Answer

**step1** Understanding the Problem

The problem asks for the smallest total number of hot dogs Yadira's mom can purchase. We know that hot dogs come in packs of 12, and hot dog buns come in packs of 9. She wants to buy an equal number of hot dogs and hot dog buns, and she cannot buy parts of a pack. This means we are looking for the least common multiple (LCM) of 12 and 9.

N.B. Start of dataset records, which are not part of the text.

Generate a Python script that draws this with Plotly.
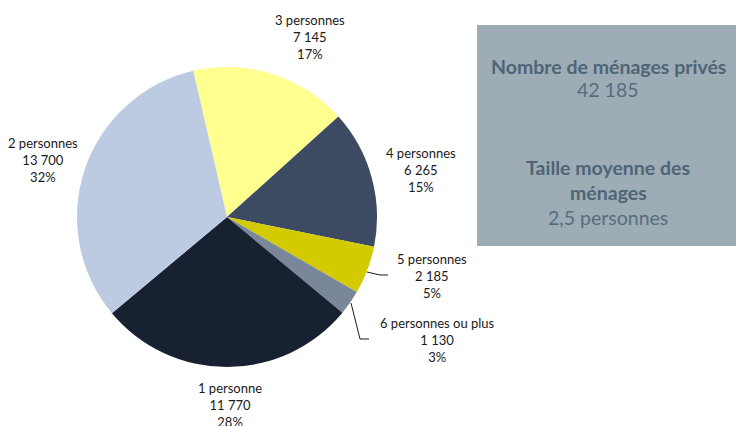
import plotly.graph_objects as go

categories = ["3 personnes", "4 personnes", "5 personnes", "6 personnes ou plus", "1 personne", "2 personnes"]
values = [7145, 6265, 2185, 1130, 11770, 13700]
colors = ["#ffff8f", "#3d4b62", "#d3cb00", "#7a879b", "#182132", "#bccbe2"]

total_households = "42 185"
avg_size = "2,5 personnes"

W, H = 736, 426
def px(x): return x / W
def py(y): return 1 - y / H

# label centre positions (window pixels) per category
label_pos = {
    "3 personnes": (310, 37),
    "4 personnes": (421, 170),
    "5 personnes": (432, 276),
    "6 personnes ou plus": (437, 340),
    "1 personne": (230, 405),
    "2 personnes": (43, 160),
}

total = sum(values)
fmt = lambda v: f"{v:,}".replace(",", " ")

fig = go.Figure(go.Pie(
    labels=categories, values=values, sort=False, direction="clockwise",
    rotation=-13, textinfo="none", hoverinfo="label+value+percent",
    marker=dict(colors=colors, line=dict(width=0)),
    domain=dict(x=[px(77), px(377)], y=[py(367), py(67)]),
    showlegend=False,
))

annotations = []
for c, v in zip(categories, values):
    x, y = label_pos[c]
    annotations.append(dict(
        x=px(x), y=py(y), xref="paper", yref="paper", showarrow=False,
        text=f"{c}<br>{fmt(v)}<br>{round(v / total * 100)}%",
        font=dict(family="Lato", size=13, color="#1a1a1a"), align="center",
        xanchor="center", yanchor="middle",
    ))

box_title_font = dict(family="Lato", size=19.5, color="#4e6576")
box_val_font = dict(family="Lato", size=19.5, color="#566e80")
box_texts = [
    (66, "<b>Nombre de ménages privés</b>", box_title_font),
    (90, total_households, box_val_font),
    (168, "<b>Taille moyenne des</b>", box_title_font),
    (192, "<b>ménages</b>", box_title_font),
    (217, avg_size, box_val_font),
]
for y, t, f in box_texts:
    annotations.append(dict(x=px(608), y=py(y), text=t, font=f, xref="paper", yref="paper",
                            showarrow=False, xanchor="center", yanchor="middle"))

shapes = [
    dict(type="rect", xref="paper", yref="paper", x0=px(477), x1=px(736), y0=py(246), y1=py(25),
         fillcolor="#9eacb6", line=dict(width=0), layer="below"),
    dict(type="path", xref="paper", yref="paper",
         path=f"M {px(367)} {py(272)} L {px(380)} {py(275)} L {px(388)} {py(275)}",
         line=dict(color="#1a1a1a", width=1)),
    dict(type="path", xref="paper", yref="paper",
         path=f"M {px(351)} {py(303)} L {px(360)} {py(339)} L {px(369)} {py(339)}",
         line=dict(color="#1a1a1a", width=1)),
]

fig.update_layout(
    width=W, height=H, margin=dict(l=0, r=0, t=0, b=0),
    paper_bgcolor="white", plot_bgcolor="white",
    annotations=annotations, shapes=shapes,
)
fig.write_html("out.html", config={"displayModeBar": False},
               post_script="document.body.style.margin='0';document.body.style.overflow='hidden';")
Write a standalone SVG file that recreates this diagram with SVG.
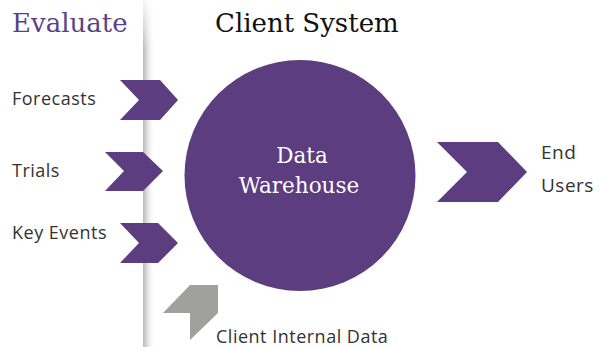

**step2** Listing Multiples of Hot Dogs

Hot dogs come in packs of 12. We need to list the multiples of 12 to find possible total numbers of hot dogs:
$$12 \times 1 = 12$$
$$12 \times 2 = 24$$
$$12 \times 3 = 36$$
$$12 \times 4 = 48$$
And so on.

**step3** Listing Multiples of Hot Dog Buns

Hot dog buns come in packs of 9. We need to list the multiples of 9 to find possible total numbers of hot dog buns:
$$9 \times 1 = 9$$
$$9 \times 2 = 18$$
$$9 \times 3 = 27$$
$$9 \times 4 = 36$$
$$9 \times 5 = 45$$
And so on.

**step4** Finding the Smallest Common Multiple

We need to find the smallest number that appears in both lists of multiples (multiples of 12 and multiples of 9).
Multiples of 12: 12, 24, **36**, 48, ...
Multiples of 9: 9, 18, 27, **36**, 45, ...
The smallest number common to both lists is 36.

**step5** Determining the Smallest Total Number of Hot Dogs

The smallest common multiple of 12 and 9 is 36. This means Yadira's mom can buy 36 hot dogs (which would be 3 packs of 12 hot dogs: $$12 \times 3 = 36$$) and 36 hot dog buns (which would be 4 packs of 9 hot dog buns: $$9 \times 4 = 36$$). Since the question asks for the smallest total number of hot dogs, the answer is 36.